If the past few months have taught us anything about how fashion is produced, it’s that there is a need like never before for transparency, ethics and reform in manufacturing.
The Bangladesh factory disaster brought into sharp focus all the things about some parts of the industry it seemed easier to ignore, in the hope that they would either sort themselves out, or at least not go wrong. But the inconvenient truth came out and the way our clothes, shoes and accessories are made went straight to the top of the agenda, both inside and outside the industry.
When I spoke to Andrea Panconesi, chief executive of Italian luxury retailer Luisa Via Roma, at Pitti Uomo in June he was banging the drum for Made in Italy fashion, as you would expect. “Our clients don’t want Chinese-made products,” he said. “They want Made in Italy because they know the difference in quality.”
As true as that may be, there is something a little self-righteous and ever so slightly smug about a lot of the noise around Made in Insert Country Name Here, organic-certified, sustainable, eco-friendly, ethical fashion.
Don’t get me wrong, I’m an advocate of better produced pieces, made by people who have been paid properly and from materials that are both in plentiful supply and not shipped thousands of miles around the globe. But there comes a time when all that can only do so much.
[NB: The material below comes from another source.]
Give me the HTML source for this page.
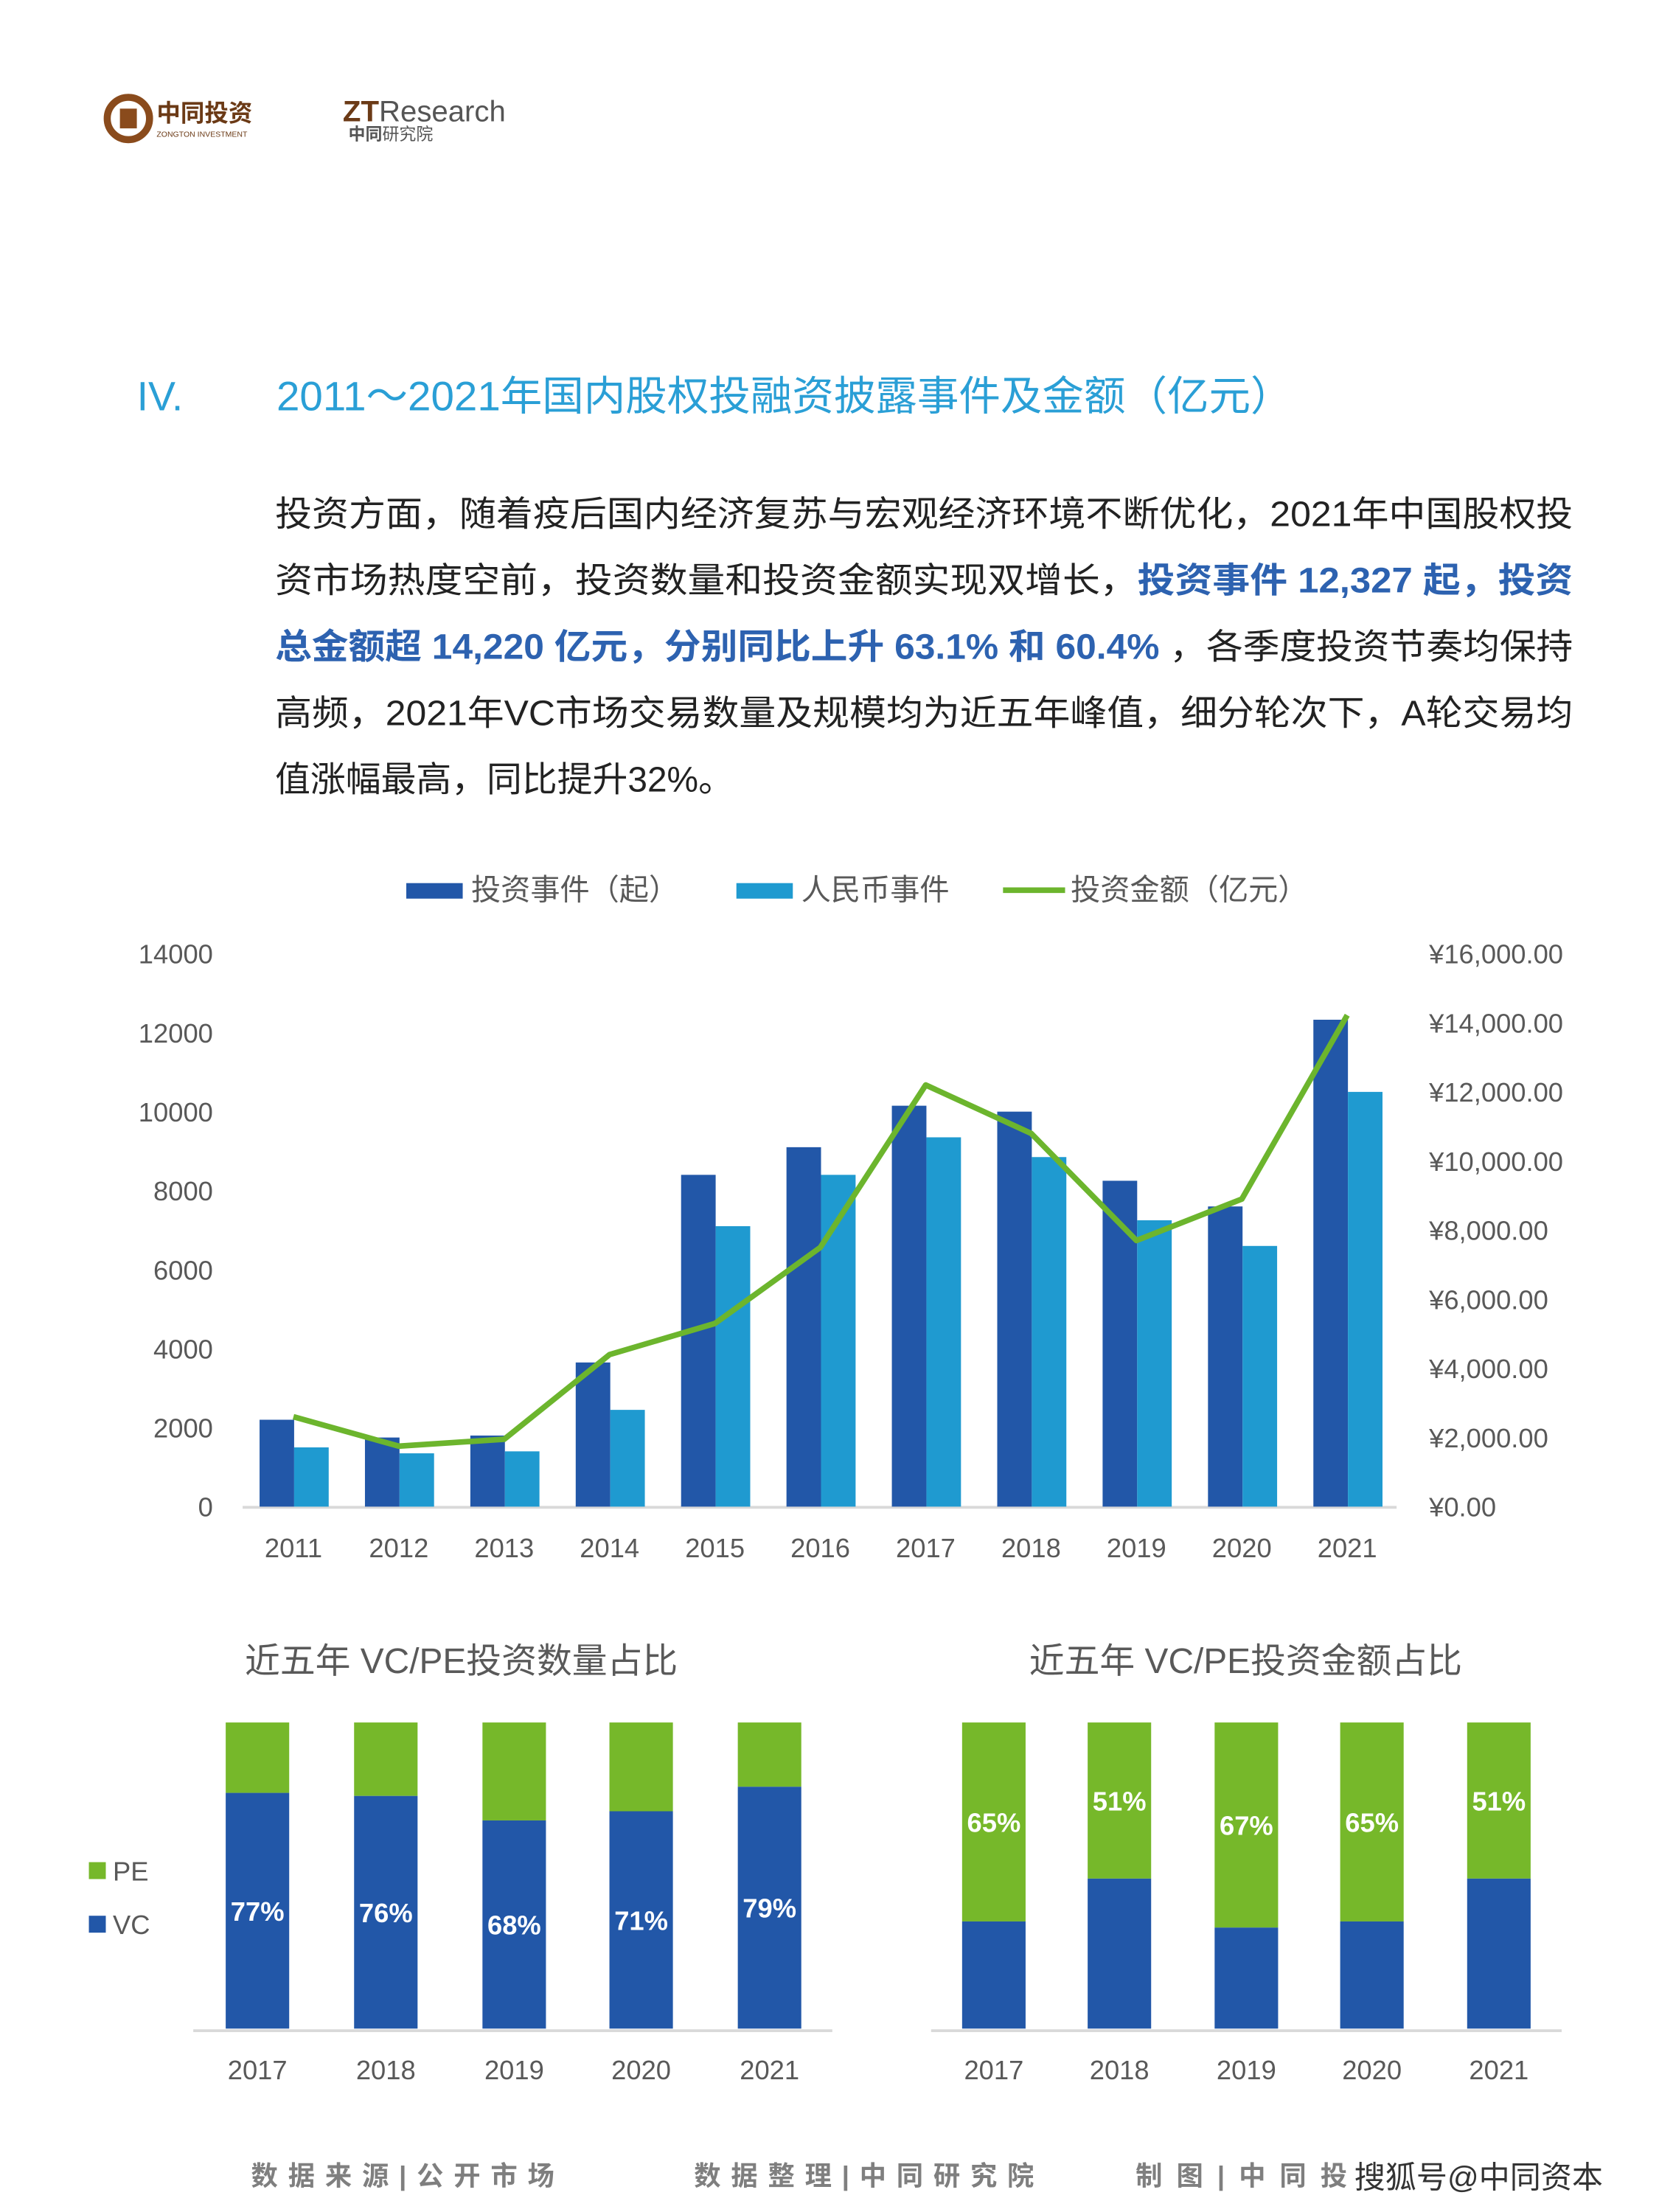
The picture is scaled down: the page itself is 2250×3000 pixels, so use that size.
<!DOCTYPE html>
<html><head><meta charset="utf-8"><style>
html,body{margin:0;padding:0;background:#fff;}
svg{display:block;}
text{font-family:"Liberation Sans","Noto Sans CJK SC",sans-serif;}
</style></head><body>
<svg width="2250" height="3000" viewBox="0 0 1176 1568" xmlns="http://www.w3.org/2000/svg">
<rect width="1176" height="1568" fill="#fff"/>
<!-- logos -->
<circle cx="91" cy="84" r="15" fill="none" stroke="#8a4b1c" stroke-width="5"/>
<rect x="85" y="77" width="12" height="14" fill="#8a4b1c"/>
<text x="111" y="86" font-size="17" font-weight="bold" fill="#6b3a16">中同投资</text>
<text x="111" y="97" font-size="5.5" fill="#6b3a16">ZONGTON INVESTMENT</text>
<text x="243" y="86" font-size="21" fill="#555"><tspan font-weight="bold" fill="#6b3a16">ZT</tspan>Research</text>
<text x="247" y="99" font-size="12" fill="#555"><tspan font-weight="bold">中同</tspan>研究院</text>
<!-- heading -->
<text x="97" y="291" font-size="29" fill="#2a9fd6">IV.</text>
<text x="196" y="291" font-size="29" fill="#2a9fd6" textLength="720" lengthAdjust="spacingAndGlyphs">2011～2021年国内股权投融资披露事件及金额（亿元）</text>
<!-- paragraph -->
<g font-size="25" fill="#222">
<text x="195" y="373" textLength="920" lengthAdjust="spacingAndGlyphs">投资方面，随着疫后国内经济复苏与宏观经济环境不断优化，2021年中国股权投</text>
<text x="195" y="420" textLength="920" lengthAdjust="spacingAndGlyphs">资市场热度空前，投资数量和投资金额实现双增长，<tspan font-weight="bold" fill="#2d62b0">投资事件 12,327 起，投资</tspan></text>
<text x="195" y="467" textLength="920" lengthAdjust="spacingAndGlyphs"><tspan font-weight="bold" fill="#2d62b0">总金额超 14,220 亿元，分别同比上升 63.1% 和 60.4%</tspan> ，各季度投资节奏均保持</text>
<text x="195" y="514" textLength="920" lengthAdjust="spacingAndGlyphs">高频，2021年VC市场交易数量及规模均为近五年峰值，细分轮次下，A轮交易均</text>
<text x="195" y="561">值涨幅最高，同比提升32%。</text>
</g>
<!-- legend -->
<g font-size="21" fill="#595959">
<rect x="288" y="626" width="40" height="11" fill="#2257a8"/><text x="334" y="638">投资事件（起）</text>
<rect x="522" y="626" width="40" height="11" fill="#1f9ad0"/><text x="568" y="638">人民币事件</text>
<line x1="711" y1="631" x2="755" y2="631" stroke="#6cb52d" stroke-width="4"/><text x="759" y="638">投资金额（亿元）</text>
</g>
<!-- axes labels -->
<g font-size="19" fill="#595959" text-anchor="end">
<text x="151" y="1075">0</text><text x="151" y="1019">2000</text><text x="151" y="963">4000</text><text x="151" y="907">6000</text><text x="151" y="851">8000</text><text x="151" y="795">10000</text><text x="151" y="739">12000</text><text x="151" y="683">14000</text>
</g>
<g font-size="19" fill="#595959">
<text x="1013" y="1075">¥0.00</text><text x="1013" y="1026">¥2,000.00</text><text x="1013" y="977">¥4,000.00</text><text x="1013" y="928">¥6,000.00</text><text x="1013" y="879">¥8,000.00</text><text x="1013" y="830">¥10,000.00</text><text x="1013" y="781">¥12,000.00</text><text x="1013" y="732">¥14,000.00</text><text x="1013" y="683">¥16,000.00</text>
</g>
<line x1="172" y1="1068.5" x2="990" y2="1068.5" stroke="#d9d9d9" stroke-width="2"/>
<g id="bars"></g>
<g font-size="19" fill="#595959" text-anchor="middle" id="xl"></g>
<polyline id="ln" fill="none" stroke="#6cb52d" stroke-width="4" stroke-linejoin="round"/>
<!-- bottom titles -->
<text x="327" y="1186" font-size="25" fill="#595959" text-anchor="middle">近五年 VC/PE投资数量占比</text>
<text x="883" y="1186" font-size="25" fill="#595959" text-anchor="middle">近五年 VC/PE投资金额占比</text>
<g id="b2"></g>
<line x1="137" y1="1439.5" x2="590" y2="1439.5" stroke="#d9d9d9" stroke-width="2"/>
<line x1="660" y1="1439.5" x2="1107" y2="1439.5" stroke="#d9d9d9" stroke-width="2"/>
<rect x="63" y="1320" width="12" height="12" fill="#76b82a"/><text x="80" y="1333" font-size="19" fill="#595959">PE</text>
<rect x="63" y="1358" width="12" height="12" fill="#2257a8"/><text x="80" y="1371" font-size="19" fill="#595959">VC</text>
<!-- footer -->
<g font-size="19" font-weight="bold" fill="#7f7f7f">
<text x="178" y="1549" textLength="215">数 据 来 源 | 公 开 市 场</text>
<text x="492" y="1549" textLength="241">数 据 整 理 | 中 同 研 究 院</text>
<text x="805" y="1549" textLength="150">制 图 | 中 同 投</text>
</g>
<text x="960" y="1551" font-size="22" fill="#333">搜狐号@中同资本</text>
</svg>
<script>
var ns="http://www.w3.org/2000/svg";
function el(p,t,a,tx){var e=document.createElementNS(ns,t);for(var k in a)e.setAttribute(k,a[k]);if(tx)e.textContent=tx;document.getElementById(p).appendChild(e);}
var d=[2200,1750,1800,3650,8400,9100,10150,10000,8250,7600,12327],l=[1500,1350,1400,2450,7100,8400,9350,8850,7250,6600,10500],m=[2600,1750,1950,4400,5300,7500,12200,10800,7700,8900,14220];
var y0=1068,pts=[];
for(var i=0;i<11;i++){var c=208+74.7*i;
el("bars","rect",{x:c-24,y:y0-d[i]*0.028,width:24.5,height:d[i]*0.028,fill:"#2257a8"});
el("bars","rect",{x:c+0.5,y:y0-l[i]*0.028,width:24.5,height:l[i]*0.028,fill:"#1f9ad0"});
el("xl","text",{x:c,y:1104},String(2011+i));
pts.push(c+","+(y0-m[i]*0.0245));}
document.getElementById("ln").setAttribute("points",pts.join(" "));
var vc=[77,76,68,71,79],pe=[65,51,67,65,51],lx=[160,251,342,432,523],rx=[682,771,861,950,1040];
for(var j=0;j<5;j++){var t=1438-217*vc[j]/100;
el("b2","rect",{x:lx[j],y:1221,width:45,height:t-1221,fill:"#76b82a"});
el("b2","rect",{x:lx[j],y:t,width:45,height:1438-t,fill:"#2257a8"});
el("b2","text",{x:lx[j]+22.5,y:(t+1438)/2+7,"font-size":19,"font-weight":"bold",fill:"#fff","text-anchor":"middle"},vc[j]+"%");
el("b2","text",{x:lx[j]+22.5,y:1474,"font-size":19,fill:"#595959","text-anchor":"middle"},String(2017+j));
var u=1221+217*pe[j]/100;
el("b2","rect",{x:rx[j],y:1221,width:45,height:u-1221,fill:"#76b82a"});
el("b2","rect",{x:rx[j],y:u,width:45,height:1438-u,fill:"#2257a8"});
el("b2","text",{x:rx[j]+22.5,y:(u+1221)/2+7,"font-size":19,"font-weight":"bold",fill:"#fff","text-anchor":"middle"},pe[j]+"%");
el("b2","text",{x:rx[j]+22.5,y:1474,"font-size":19,fill:"#595959","text-anchor":"middle"},String(2017+j));}
</script>
</body></html>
Putting aside the higher cost argument, using any of the aforementioned attributes as the sole reason for a product to exist counts for absolutely nothing if said product is ugly. Yes, I’m sure your dresses are well-made by a single artisan in the depths of the Scottish Highlands from recycled yak hair, but that doesn’t mean I can, or should, look beyond your garment’s appearance.
Someone’s got to want to actually wear a garment.
Is a balance of ethics and aesthetics too much to ask?